Skipping all pictures, set down the lines of the listing from the first through the one with "[970.3,0],[981,0]];".

--------------------------------

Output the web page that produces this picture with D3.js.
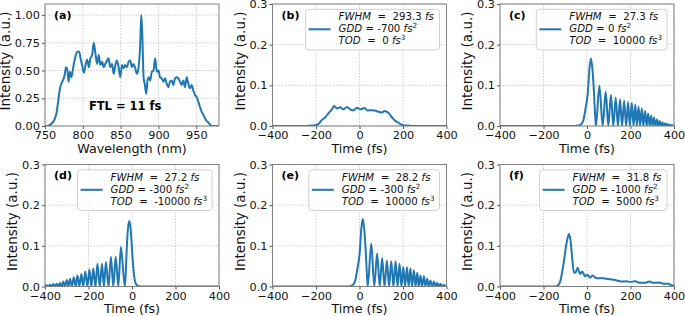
<!DOCTYPE html>
<html>
<head>
<meta charset="utf-8">
<script src="https://cdn.jsdelivr.net/npm/d3@7"></script>
<style>
  body { margin: 0; background: #fff; }
  svg { font-family: "DejaVu Sans", sans-serif; }
</style>
</head>
<body>
<svg id="fig" width="685" height="316"></svg>
<script>
// spectrum of panel (a): [wavelength nm, intensity]
const spectrum = [[750,0],[753,0],[757.5,0.015],[762,0.051],[765,0.11],[767.6,0.23],[769.8,0.34],[772.9,0.40],[776,0.46],
  [777.7,0.53],[779.5,0.51],[781.3,0.40],[783,0.49],[785,0.44],[787.3,0.53],[790,0.62],[792.6,0.67],[795.2,0.67],
  [797,0.61],[799,0.55],[801.4,0.48],[803.6,0.55],[805.8,0.60],[808,0.53],[810,0.61],[812.3,0.64],[814.5,0.75],
  [816.7,0.65],[818.9,0.56],[821,0.64],[823.3,0.55],[825.5,0.58],[827.7,0.53],[829.8,0.56],[832,0.59],[834,0.61],
  [836.4,0.53],[838.6,0.56],[840.8,0.47],[843,0.55],[845,0.59],[847.3,0.53],[849.5,0.44],[851.7,0.55],[853.9,0.52],
  [856,0.55],[858.3,0.53],[860.5,0.58],[862.7,0.59],[864.9,0.53],[867,0.56],[869.3,0.52],[871.5,0.47],[873.7,0.53],
  [875.9,0.74],[877.2,1.0],[878.6,0.83],[880.3,0.44],[882,0.37],[883.8,0.29],[885.5,0.41],[887.3,0.44],[889,0.41],
  [891.3,0.49],[893.4,0.50],[895.6,0.61],[897.8,0.49],[900,0.50],[902,0.44],[904.3,0.43],[906.5,0.40],[908.7,0.43],
  [910.9,0.38],[913,0.35],[915.3,0.40],[917.5,0.41],[919.7,0.37],[921.9,0.43],[924,0.44],[926.3,0.43],[928.5,0.40],
  [930.7,0.37],[932.9,0.41],[935,0.35],[937.3,0.44],[939.5,0.38],[941.7,0.34],[943.9,0.37],[946,0.32],[948.3,0.28],
  [950.5,0.26],[952.7,0.22],[954.9,0.17],[957,0.13],[959.3,0.10],[961.5,0.07],[963.7,0.045],[965.9,0.03],[968,0.015],
  [970.3,0],[981,0]];

// temporal intensity profiles: [time fs, intensity]
const pulseB = [[-400,0],[-250,0],[-215,0.001],[-204,0.002],[-189,0.005],[-173,0.015],[-158,0.021],[-143,0.031],
  [-127,0.041],[-116,0.049],[-104,0.043],[-89,0.046],[-74,0.041],[-58,0.047],[-43,0.041],[-28,0.038],[-12,0.045],
  [3,0.041],[23,0.044],[38,0.038],[54,0.039],[69,0.038],[87,0.035],[103,0.033],[115,0.037],[126,0.035],[136,0.031],
  [149,0.021],[164,0.013],[179,0.008],[194,0.003],[210,0.001],[250,0],[400,0]];

const pulseC = [[-400,0],[-60,0],[-32,0.002],[-18,0.012],[-6,0.045],[4,0.083],[11,0.14],[18,0.166],[25,0.14],
  [32,0.083],[37,0.03],[41,0],[57,0.099],[72,0],[86,0.084],[98,0],[110,0.076],[121,0],[132,0.070],[142,0],
  [152,0.066],[161,0],[171,0.062],[180,0],[189,0.059],[197,0],[206,0.057],[214,0],[222,0.053],[229,0],[237,0.048],
  [244,0],[252,0.043],[259,0],[267,0.037],[274,0],[281,0.031],[288,0],[295,0.026],[301,0],[308,0.021],[314,0],
  [321,0.016],[327,0],[334,0.012],[340,0],[347,0.009],[353,0],[360,0.007],[366,0],[372,0.005],[378,0],[384,0.003],
  [390,0],[396,0.002],[400,0]];

const pulseD = [[-400,0.002],[-392,0.003],[-384,0],[-377,0.004],[-369,0],[-362,0.006],[-354,0],[-346,0.007],[-338,0],
  [-331,0.009],[-323,0],[-316,0.012],[-308,0],[-300,0.016],[-292,0],[-285,0.019],[-276,0],[-268,0.023],[-259,0],
  [-251,0.027],[-242,0],[-233,0.031],[-224,0],[-215,0.037],[-205,0],[-196,0.042],[-187,0],[-178,0.044],[-168,0],
  [-159,0.056],[-148,0],[-138,0.056],[-129,0],[-120,0.060],[-108,0],[-97,0.073],[-86,0],[-75,0.073],[-63,0],
  [-51,0.097],[-33,0],[-29,0.03],[-25,0.083],[-19,0.14],[-12,0.161],[-6,0.14],[1,0.083],[8,0.035],[15,0.01],
  [25,0.002],[40,0],[400,0]];

const pulseE = [[-400,0],[-50,0],[-35,0.002],[-21,0.012],[-9,0.045],[1,0.083],[8,0.14],[15,0.166],[22,0.14],
  [29,0.083],[34,0.03],[38,0],[54,0.106],[68,0],[81,0.081],[93,0],[104,0.070],[115,0],[126,0.064],[136,0],
  [146,0.062],[156,0],[166,0.062],[175,0],[184,0.056],[193,0],[201,0.048],[210,0],[218,0.048],[226,0],[234,0.045],
  [242,0],[250,0.040],[258,0],[265,0.034],[273,0],[280,0.027],[288,0],[296,0.026],[303,0],[311,0.019],[318,0],
  [326,0.015],[334,0],[342,0.012],[350,0],[357,0.009],[364,0],[372,0.007],[380,0],[388,0.004],[394,0],[400,0.001]];

const pulseF = [[-400,0],[-150,0],[-139,0.001],[-124,0.011],[-109,0.052],[-93,0.11],[-83,0.129],[-75,0.11],
  [-68,0.069],[-60,0.034],[-52,0.035],[-43,0.046],[-32,0.031],[-22,0.037],[-9,0.025],[1,0.029],[14,0.022],
  [26,0.027],[41,0.021],[55,0.020],[68,0.021],[90,0.019],[114,0.017],[137,0.015],[160,0.012],[182,0.013],
  [198,0.011],[221,0.013],[244,0.009],[267,0.009],[286,0.012],[305,0.009],[328,0.010],[351,0.007],[374,0.007],
  [389,0.003],[400,0.001]];

const wlTicks = [750, 800, 850, 900, 950];
const specYTicks = [0, 0.25, 0.5, 0.75, 1.0];
const timeTicks = [-400, -200, 0, 200, 400];
const pulseYTicks = [0, 0.1, 0.2, 0.3];

const panelLabels = ["(a)", "(b)", "(c)", "(d)", "(e)", "(f)"];
const fwhm = [293.3, 27.3, 27.2, 28.2, 31.8];
const gdd = [-700, 0, -300, -300, -1000];
const tod = [0, 10000, -10000, 10000, 5000];

const svg = d3.select("#fig");
const colLeft = [45, 272.5, 500], rowTop = [4, 164.5];
const pw = 174, ph = 122;
const blue = "#1f77b4";

function drawPanel(i, cfg) {
    let left = colLeft[i % 3], top = rowTop[Math.floor(i / 3)];
    let g = svg.append("g").attr("transform", `translate(${left},${top})`);

    let x = d3.scaleLinear().domain(cfg.xDomain).range([0, pw]);
    let y = d3.scaleLinear().domain(cfg.yDomain).range([ph, 0]);

    // dotted grid
    g.append("g").selectAll("line").data(cfg.xTicks).join("line")
        .attr("x1", d => x(d)).attr("x2", d => x(d))
        .attr("y1", 0).attr("y2", ph);
    g.append("g").selectAll("line").data(cfg.yTicks).join("line")
        .attr("x1", 0).attr("x2", pw)
        .attr("y1", d => y(d)).attr("y2", d => y(d));
    g.selectAll("g line")
        .attr("stroke", "#c4c4c4").attr("stroke-width", 0.8).attr("stroke-dasharray", "1.6,1.4");

    g.append("clipPath").attr("id", "clip" + i)
        .append("rect").attr("width", pw).attr("height", ph);

    let line = d3.line()
        .x(d => x(d[0]))
        .y(d => y(d[1]))
        .curve(d3.curveMonotoneX);

    g.append("path")
        .datum(cfg.data)
        .attr("clip-path", `url(#clip${i})`)
        .attr("fill", "none")
        .attr("stroke", blue)
        .attr("stroke-width", 2)
        .attr("stroke-linejoin", "round")
        .attr("d", line);

    // axes
    let xAxis = g.append("g")
        .attr("transform", `translate(0,${ph})`)
        .call(d3.axisBottom(x).tickValues(cfg.xTicks).tickFormat(cfg.xFmt).tickSize(3).tickPadding(2));
    let yAxis = g.append("g")
        .call(d3.axisLeft(y).tickValues(cfg.yTicks).tickFormat(cfg.yFmt).tickSize(3).tickPadding(2));
    [xAxis, yAxis].forEach(a => {
        a.attr("font-family", null).attr("font-size", 11.3);
        a.select(".domain").remove();
        a.selectAll(".tick line").attr("stroke", "#555");
        a.selectAll(".tick text").attr("fill", "#111");
    });

    let tickW = d3.max(yAxis.selectAll(".tick text").nodes(), n => n.getBBox().width);

    g.append("text")
        .attr("transform", `translate(${-5 - tickW - 5},${ph / 2 - 4}) rotate(-90)`)
        .attr("text-anchor", "middle")
        .attr("font-size", 13.5)
        .attr("fill", "#111")
        .text("Intensity (a.u.)");

    g.append("text")
        .attr("x", pw / 2).attr("y", ph + 26.5)
        .attr("text-anchor", "middle")
        .attr("font-size", 12.7)
        .attr("fill", "#111")
        .text(cfg.xLabel);

    // frame
    g.append("rect")
        .attr("width", pw).attr("height", ph)
        .attr("fill", "none").attr("stroke", "#808080").attr("stroke-width", 1);

    g.append("text")
        .attr("x", 9).attr("y", 14.5)
        .attr("font-size", 11).attr("font-weight", "bold")
        .text(panelLabels[i]);

    return {g, x, y};
}

function drawLegend(g, k) {
    let rows = [
        [{t: "FWHM", it: 1}, {t: "  =  " + fwhm[k] + " "}, {t: "fs", it: 1}],
        [{t: "GDD", it: 1}, {t: " = " + gdd[k] + " "}, {t: "fs", it: 1}, {t: "2", sup: 1}],
        [{t: "TOD", it: 1}, {t: "  =  " + tod[k] + " "}, {t: "fs", it: 1}, {t: "3", sup: 1}]
    ];
    let lg = g.append("g");
    let box = lg.append("rect");
    let txt = lg.append("g").attr("font-size", 10.2).attr("fill", "#111");
    rows.forEach((r, j) => {
        let t = txt.append("text").attr("x", 0).attr("y", 10.8 + j * 12);
        r.forEach(p => {
            let s = t.append("tspan").text(p.t).attr("xml:space", "preserve").style("white-space", "pre");
            if (p.it) s.attr("font-style", "italic");
            if (p.sup) s.attr("font-size", 7.2).attr("dy", -4);
        });
    });
    let tw = txt.node().getBBox().width;
    let bw = tw + 33 + 5, bh = 40.7;
    let bx = pw - 7 - bw, by = 5.3;
    txt.attr("transform", `translate(${bx + 33},${by})`);
    box.attr("x", bx).attr("y", by).attr("width", bw).attr("height", bh)
        .attr("rx", 3).attr("fill", "#fff").attr("fill-opacity", 0.8)
        .attr("stroke", "#d0d0d0").attr("stroke-width", 1);
    lg.append("line")
        .attr("x1", bx + 3).attr("x2", bx + 25)
        .attr("y1", by + 20).attr("y2", by + 20)
        .attr("stroke", blue).attr("stroke-width", 2);
}

let fmtTime = d3.format("d");

let pa = drawPanel(0, {
    data: spectrum, xDomain: [750, 980], yDomain: [0, 1.1],
    xTicks: wlTicks, yTicks: specYTicks,
    xFmt: d3.format("d"), yFmt: d3.format(".2f"),
    xLabel: "Wavelength (nm)"
});
pa.g.append("text")
    .attr("x", pa.x(808)).attr("y", pa.y(0.145))
    .attr("font-size", 11.5).attr("font-weight", "bold")
    .text("FTL = 11 fs");

let pulses = [pulseB, pulseC, pulseD, pulseE, pulseF];
pulses.forEach((p, k) => {
    let pn = drawPanel(k + 1, {
        data: p, xDomain: [-400, 400], yDomain: [0, 0.3],
        xTicks: timeTicks, yTicks: pulseYTicks,
        xFmt: fmtTime, yFmt: d3.format(".1f"),
        xLabel: "Time (fs)"
    });
    drawLegend(pn.g, k);
});
</script>
</body>
</html>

--------------------------------

#### CORRECT RESPONSE:
Output the web page that produces this picture with D3.js.
<!DOCTYPE html>
<html>
<head>
<meta charset="utf-8">
<script src="https://cdn.jsdelivr.net/npm/d3@7"></script>
<style>
  body { margin: 0; background: #fff; }
  svg { font-family: "DejaVu Sans", sans-serif; }
</style>
</head>
<body>
<svg id="fig" width="685" height="316"></svg>
<script>
// spectrum of panel (a): [wavelength nm, intensity]
const spectrum = [[750,0],[753,0],[757.5,0.015],[762,0.051],[765,0.11],[767.6,0.23],[769.8,0.34],[772.9,0.40],[776,0.46],
  [777.7,0.53],[779.5,0.51],[781.3,0.40],[783,0.49],[785,0.44],[787.3,0.53],[790,0.62],[792.6,0.67],[795.2,0.67],
  [797,0.61],[799,0.55],[801.4,0.48],[803.6,0.55],[805.8,0.60],[808,0.53],[810,0.61],[812.3,0.64],[814.5,0.75],
  [816.7,0.65],[818.9,0.56],[821,0.64],[823.3,0.55],[825.5,0.58],[827.7,0.53],[829.8,0.56],[832,0.59],[834,0.61],
  [836.4,0.53],[838.6,0.56],[840.8,0.47],[843,0.55],[845,0.59],[847.3,0.53],[849.5,0.44],[851.7,0.55],[853.9,0.52],
  [856,0.55],[858.3,0.53],[860.5,0.58],[862.7,0.59],[864.9,0.53],[867,0.56],[869.3,0.52],[871.5,0.47],[873.7,0.53],
  [875.9,0.74],[877.2,1.0],[878.6,0.83],[880.3,0.44],[882,0.37],[883.8,0.29],[885.5,0.41],[887.3,0.44],[889,0.41],
  [891.3,0.49],[893.4,0.50],[895.6,0.61],[897.8,0.49],[900,0.50],[902,0.44],[904.3,0.43],[906.5,0.40],[908.7,0.43],
  [910.9,0.38],[913,0.35],[915.3,0.40],[917.5,0.41],[919.7,0.37],[921.9,0.43],[924,0.44],[926.3,0.43],[928.5,0.40],
  [930.7,0.37],[932.9,0.41],[935,0.35],[937.3,0.44],[939.5,0.38],[941.7,0.34],[943.9,0.37],[946,0.32],[948.3,0.28],
  [950.5,0.26],[952.7,0.22],[954.9,0.17],[957,0.13],[959.3,0.10],[961.5,0.07],[963.7,0.045],[965.9,0.03],[968,0.015],
  [970.3,0],[981,0]];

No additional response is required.